Sadly, for me it did not shock. Perhaps if there had been mobs of protesters blocking the entrance as there were at the Brooklyn Museum, maybe if there was the threat of mad vandalism (TG for that toxic resin but it does beg the question how much more would the vandalized work have brought at auction?)
maybe if the Aspen Art Museum were faced with the same tooth and claw legal battle for funding then this exhibit would have more punch, more "frisson". But no, here we reserve our protests for tortoises with iPads. Heidi did draw parallels between the tortoise protests and the Ofili protests in her preview talk. Where are the tortoises of last summer? Oh, where have they gone?
"Frisson" is different in Aspen.
On to the next gallery where the the paintings celebrate Aboriginal dot painting… and I do mean celebrate.

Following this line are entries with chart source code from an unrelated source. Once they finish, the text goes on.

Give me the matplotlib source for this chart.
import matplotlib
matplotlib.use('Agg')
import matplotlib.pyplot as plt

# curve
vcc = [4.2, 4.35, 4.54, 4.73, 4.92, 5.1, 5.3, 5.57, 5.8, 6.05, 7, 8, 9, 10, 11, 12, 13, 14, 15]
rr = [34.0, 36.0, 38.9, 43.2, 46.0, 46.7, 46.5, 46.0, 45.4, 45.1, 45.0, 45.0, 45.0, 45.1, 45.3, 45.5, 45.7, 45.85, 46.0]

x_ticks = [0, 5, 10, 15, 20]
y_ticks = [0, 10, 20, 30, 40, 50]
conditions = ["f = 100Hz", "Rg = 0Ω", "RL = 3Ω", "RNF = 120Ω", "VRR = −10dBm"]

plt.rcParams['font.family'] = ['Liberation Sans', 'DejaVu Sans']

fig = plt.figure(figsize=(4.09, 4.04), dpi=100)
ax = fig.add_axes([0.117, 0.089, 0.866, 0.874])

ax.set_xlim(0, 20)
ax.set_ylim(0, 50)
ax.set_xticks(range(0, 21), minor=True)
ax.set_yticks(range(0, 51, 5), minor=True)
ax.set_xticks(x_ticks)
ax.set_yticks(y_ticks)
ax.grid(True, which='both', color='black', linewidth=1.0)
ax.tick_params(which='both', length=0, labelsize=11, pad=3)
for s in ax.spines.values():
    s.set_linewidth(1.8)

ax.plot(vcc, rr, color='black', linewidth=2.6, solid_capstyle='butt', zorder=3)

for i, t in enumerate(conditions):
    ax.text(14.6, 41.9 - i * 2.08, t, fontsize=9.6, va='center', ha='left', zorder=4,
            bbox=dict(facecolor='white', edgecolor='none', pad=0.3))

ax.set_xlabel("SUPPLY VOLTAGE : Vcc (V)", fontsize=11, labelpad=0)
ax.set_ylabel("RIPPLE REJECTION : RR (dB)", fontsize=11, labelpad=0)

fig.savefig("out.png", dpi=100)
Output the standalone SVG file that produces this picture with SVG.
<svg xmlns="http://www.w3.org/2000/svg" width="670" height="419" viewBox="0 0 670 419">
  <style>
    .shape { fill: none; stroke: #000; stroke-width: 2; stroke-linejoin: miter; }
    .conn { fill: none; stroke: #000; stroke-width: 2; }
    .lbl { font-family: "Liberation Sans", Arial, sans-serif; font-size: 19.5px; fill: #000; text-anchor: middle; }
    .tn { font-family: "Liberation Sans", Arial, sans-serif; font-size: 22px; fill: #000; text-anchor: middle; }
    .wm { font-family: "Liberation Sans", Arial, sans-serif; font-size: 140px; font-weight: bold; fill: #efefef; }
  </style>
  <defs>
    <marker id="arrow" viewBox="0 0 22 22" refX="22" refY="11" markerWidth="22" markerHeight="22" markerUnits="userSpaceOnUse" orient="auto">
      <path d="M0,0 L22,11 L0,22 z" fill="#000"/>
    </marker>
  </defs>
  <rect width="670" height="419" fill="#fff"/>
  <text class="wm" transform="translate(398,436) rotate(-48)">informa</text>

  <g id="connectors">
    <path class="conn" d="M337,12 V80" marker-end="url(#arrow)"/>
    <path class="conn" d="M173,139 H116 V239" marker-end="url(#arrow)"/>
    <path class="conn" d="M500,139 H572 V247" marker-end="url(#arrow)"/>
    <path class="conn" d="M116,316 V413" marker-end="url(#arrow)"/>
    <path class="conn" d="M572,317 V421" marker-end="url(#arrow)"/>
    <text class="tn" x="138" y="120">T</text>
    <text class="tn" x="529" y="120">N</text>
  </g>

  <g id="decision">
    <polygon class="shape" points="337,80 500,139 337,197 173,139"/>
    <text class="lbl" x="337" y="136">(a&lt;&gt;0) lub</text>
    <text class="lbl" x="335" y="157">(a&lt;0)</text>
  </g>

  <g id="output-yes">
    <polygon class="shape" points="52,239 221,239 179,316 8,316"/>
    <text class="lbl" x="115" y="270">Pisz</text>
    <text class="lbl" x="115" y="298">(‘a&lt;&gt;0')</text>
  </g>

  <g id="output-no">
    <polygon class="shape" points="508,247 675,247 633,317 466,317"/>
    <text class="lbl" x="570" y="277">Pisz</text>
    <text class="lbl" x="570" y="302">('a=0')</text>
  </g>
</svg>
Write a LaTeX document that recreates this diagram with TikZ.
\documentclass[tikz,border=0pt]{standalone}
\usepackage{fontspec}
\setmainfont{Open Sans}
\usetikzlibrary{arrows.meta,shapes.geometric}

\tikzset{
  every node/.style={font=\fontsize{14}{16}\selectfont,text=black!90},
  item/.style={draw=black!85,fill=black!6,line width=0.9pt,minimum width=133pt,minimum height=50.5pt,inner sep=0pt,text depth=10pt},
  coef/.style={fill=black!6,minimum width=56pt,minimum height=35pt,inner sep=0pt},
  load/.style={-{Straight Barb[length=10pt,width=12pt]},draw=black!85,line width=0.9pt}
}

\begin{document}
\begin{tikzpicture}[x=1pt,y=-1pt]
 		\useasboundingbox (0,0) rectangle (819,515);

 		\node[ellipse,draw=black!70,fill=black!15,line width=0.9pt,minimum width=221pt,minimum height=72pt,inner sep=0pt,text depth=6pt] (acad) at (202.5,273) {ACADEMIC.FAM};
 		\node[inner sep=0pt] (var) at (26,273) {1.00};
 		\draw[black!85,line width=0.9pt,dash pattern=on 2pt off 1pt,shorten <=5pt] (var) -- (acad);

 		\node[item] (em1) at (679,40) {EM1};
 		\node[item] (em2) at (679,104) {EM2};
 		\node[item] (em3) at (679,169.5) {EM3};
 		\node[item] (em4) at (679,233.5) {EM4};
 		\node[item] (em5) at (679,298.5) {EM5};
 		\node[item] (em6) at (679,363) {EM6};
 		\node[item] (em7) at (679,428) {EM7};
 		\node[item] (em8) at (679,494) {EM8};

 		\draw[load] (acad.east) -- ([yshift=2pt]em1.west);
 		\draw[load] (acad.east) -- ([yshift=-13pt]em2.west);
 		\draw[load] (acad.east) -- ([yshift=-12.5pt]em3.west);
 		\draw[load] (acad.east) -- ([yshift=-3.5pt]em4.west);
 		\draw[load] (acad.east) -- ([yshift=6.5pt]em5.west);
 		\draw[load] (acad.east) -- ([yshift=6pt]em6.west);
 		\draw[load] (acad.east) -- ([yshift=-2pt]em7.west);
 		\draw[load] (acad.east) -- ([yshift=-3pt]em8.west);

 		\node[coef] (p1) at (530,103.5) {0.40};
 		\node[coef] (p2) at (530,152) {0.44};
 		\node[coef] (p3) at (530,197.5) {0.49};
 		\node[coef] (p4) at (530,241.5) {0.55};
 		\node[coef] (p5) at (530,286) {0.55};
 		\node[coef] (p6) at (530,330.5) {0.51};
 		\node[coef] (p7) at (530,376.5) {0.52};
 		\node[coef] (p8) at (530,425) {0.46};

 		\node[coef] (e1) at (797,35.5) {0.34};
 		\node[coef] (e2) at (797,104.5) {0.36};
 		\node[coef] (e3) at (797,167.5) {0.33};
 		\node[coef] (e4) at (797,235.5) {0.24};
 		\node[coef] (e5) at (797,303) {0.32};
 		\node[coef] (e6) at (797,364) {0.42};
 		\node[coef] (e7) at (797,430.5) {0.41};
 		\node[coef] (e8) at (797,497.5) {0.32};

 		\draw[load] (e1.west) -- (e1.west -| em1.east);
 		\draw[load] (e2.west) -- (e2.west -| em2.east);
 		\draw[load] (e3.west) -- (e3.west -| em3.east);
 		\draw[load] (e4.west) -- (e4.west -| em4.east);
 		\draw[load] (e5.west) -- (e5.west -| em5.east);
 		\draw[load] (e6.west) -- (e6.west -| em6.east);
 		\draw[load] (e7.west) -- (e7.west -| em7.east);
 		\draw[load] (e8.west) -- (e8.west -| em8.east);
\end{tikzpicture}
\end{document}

There are too many people in the room these paintings need to breathe. I want to get close. I want to see the light grazing the canvas from an acute angle. I want to back away and see how things change at a distance. I will need to come back later to feel these paintings when there are no stilettos in the room.
There are two more rooms. I don't have pictures for either because as difficult as it was to get a feeling for the first three rooms it's impossible for the next two. The paintings after 2005- the ones he did in Trinidad- those need time. You need time for your eyes to adjust from the green glow of the Exit sign in the corridor. You need to be alone so that the amber glow from the other visitor's iPhone doesn't punch the chroma too high. Your brain needs time to decalibrate. This room begs for silence. It is a closet of the mind. Your mind should be flooded with amber when you walk back into full spectrum light. It's not a room for preview night.

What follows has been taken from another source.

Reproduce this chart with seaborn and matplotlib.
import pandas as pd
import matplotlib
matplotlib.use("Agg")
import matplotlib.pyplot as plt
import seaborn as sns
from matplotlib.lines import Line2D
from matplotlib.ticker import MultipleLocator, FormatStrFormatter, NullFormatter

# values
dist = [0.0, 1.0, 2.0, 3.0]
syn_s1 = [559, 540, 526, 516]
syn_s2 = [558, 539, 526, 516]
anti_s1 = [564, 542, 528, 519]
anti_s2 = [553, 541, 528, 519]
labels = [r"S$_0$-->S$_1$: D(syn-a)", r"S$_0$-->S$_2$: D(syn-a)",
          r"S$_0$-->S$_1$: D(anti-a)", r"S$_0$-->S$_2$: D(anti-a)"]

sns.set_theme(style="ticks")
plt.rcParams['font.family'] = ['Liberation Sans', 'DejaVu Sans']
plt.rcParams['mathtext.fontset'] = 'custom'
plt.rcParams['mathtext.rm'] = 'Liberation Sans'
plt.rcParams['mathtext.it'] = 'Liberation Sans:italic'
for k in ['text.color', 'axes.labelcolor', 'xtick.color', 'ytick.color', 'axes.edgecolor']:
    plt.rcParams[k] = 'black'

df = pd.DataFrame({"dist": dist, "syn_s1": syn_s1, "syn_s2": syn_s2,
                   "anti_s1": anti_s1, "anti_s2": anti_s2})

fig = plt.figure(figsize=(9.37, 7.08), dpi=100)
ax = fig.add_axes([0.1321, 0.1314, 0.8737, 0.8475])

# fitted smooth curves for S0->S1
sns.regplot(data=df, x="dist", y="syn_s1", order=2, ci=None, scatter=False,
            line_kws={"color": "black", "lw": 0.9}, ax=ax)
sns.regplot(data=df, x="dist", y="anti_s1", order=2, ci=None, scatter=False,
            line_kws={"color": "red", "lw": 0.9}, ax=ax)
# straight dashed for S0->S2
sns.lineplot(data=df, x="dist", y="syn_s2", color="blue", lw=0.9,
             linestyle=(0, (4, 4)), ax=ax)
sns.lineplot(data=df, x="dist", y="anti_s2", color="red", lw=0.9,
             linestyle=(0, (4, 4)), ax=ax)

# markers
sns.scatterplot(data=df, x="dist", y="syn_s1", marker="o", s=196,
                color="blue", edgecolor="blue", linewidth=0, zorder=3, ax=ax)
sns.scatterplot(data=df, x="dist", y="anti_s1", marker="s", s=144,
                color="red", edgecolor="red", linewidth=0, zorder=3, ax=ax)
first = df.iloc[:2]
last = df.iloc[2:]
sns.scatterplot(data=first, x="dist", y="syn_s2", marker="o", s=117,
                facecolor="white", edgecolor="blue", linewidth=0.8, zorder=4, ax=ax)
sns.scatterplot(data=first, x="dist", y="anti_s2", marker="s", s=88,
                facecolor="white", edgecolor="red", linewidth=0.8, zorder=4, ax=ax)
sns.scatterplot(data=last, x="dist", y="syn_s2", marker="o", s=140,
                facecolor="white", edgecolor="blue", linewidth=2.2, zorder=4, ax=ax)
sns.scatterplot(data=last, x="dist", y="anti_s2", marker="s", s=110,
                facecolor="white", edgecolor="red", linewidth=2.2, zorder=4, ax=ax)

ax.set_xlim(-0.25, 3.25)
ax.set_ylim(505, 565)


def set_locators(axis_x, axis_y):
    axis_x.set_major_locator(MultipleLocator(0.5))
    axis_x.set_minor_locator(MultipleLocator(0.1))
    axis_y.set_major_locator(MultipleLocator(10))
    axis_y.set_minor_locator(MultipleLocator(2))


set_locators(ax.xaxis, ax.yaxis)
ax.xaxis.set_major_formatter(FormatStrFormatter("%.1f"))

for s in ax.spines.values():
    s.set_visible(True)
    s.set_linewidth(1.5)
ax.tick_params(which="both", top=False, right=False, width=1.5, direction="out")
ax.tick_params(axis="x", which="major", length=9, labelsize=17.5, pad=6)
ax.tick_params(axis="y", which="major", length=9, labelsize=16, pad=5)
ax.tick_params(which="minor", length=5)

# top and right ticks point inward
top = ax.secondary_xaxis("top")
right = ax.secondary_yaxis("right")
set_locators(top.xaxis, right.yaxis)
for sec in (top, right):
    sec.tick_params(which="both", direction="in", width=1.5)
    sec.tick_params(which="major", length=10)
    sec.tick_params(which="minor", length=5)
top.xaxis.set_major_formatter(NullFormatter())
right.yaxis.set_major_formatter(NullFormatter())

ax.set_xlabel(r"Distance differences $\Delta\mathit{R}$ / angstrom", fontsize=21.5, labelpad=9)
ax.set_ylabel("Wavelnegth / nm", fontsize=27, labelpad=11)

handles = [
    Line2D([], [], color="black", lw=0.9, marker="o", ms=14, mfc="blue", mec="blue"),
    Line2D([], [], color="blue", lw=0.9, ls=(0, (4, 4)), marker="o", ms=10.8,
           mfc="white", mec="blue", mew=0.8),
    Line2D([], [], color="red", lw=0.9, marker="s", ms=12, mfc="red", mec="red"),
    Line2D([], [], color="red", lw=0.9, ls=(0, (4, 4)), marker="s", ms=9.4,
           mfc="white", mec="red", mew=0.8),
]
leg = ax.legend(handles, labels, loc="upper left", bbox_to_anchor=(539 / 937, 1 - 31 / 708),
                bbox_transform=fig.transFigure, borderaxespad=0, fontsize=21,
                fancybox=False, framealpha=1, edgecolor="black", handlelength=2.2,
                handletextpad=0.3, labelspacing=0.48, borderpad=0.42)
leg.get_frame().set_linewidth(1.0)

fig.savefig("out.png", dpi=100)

The final gallery is a room with small portraits hung in a floor to ceiling checkerboard with large squares knocked out. The scale of the room to portraits is perfect. It's very 18th century. It reminds me of Steadman's Ghosts of Gone Birds.
Here's the Aspen Art Museum description of the preview.

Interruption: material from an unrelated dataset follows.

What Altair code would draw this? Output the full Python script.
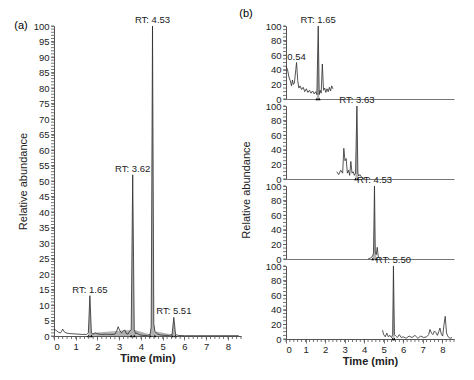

After revisiting the first gallery I walked down the stairs past the black velvet rope which cordoned off the upper tier where members of a less modest caliber would be served dinner "with the artist". I flash on Robertson Davies dinner scenes …. the exotic specimen on display…. oh which fork to use... a room flooded with multisyllabic jenga towers…the tightrope of pretension and restraint... perhaps baseball filet mignon caramelized to just the right shade of elephant brown…. little red and green jewels of coulis dotted around matte black desert plates and a bright yellow custard with sugar crystal sparkles … brûlée with a crust you have to crack with the back of your spoon … tooth and tongue ….??? It did smell delicious from below stairs. Not even cubed crusty cheese and flat sparkling wine for us punters. I flash back to days in Aspen when privilege was something you hid. I think back to the days when the punters wouldn't be somewhere they could smell the steak. I flash back to days when circumspection was prudent. Bread and cake. Oh well.
Classism is not a theme in Ofili's work. Sex, Death, Myth those are all there... but upstairs downstairs ?… not so much… Now that would be a brave show for the Aspen Art Museum to intentionally curate in this town. That might reach the level of "frisson" to which the Art Museum aspires.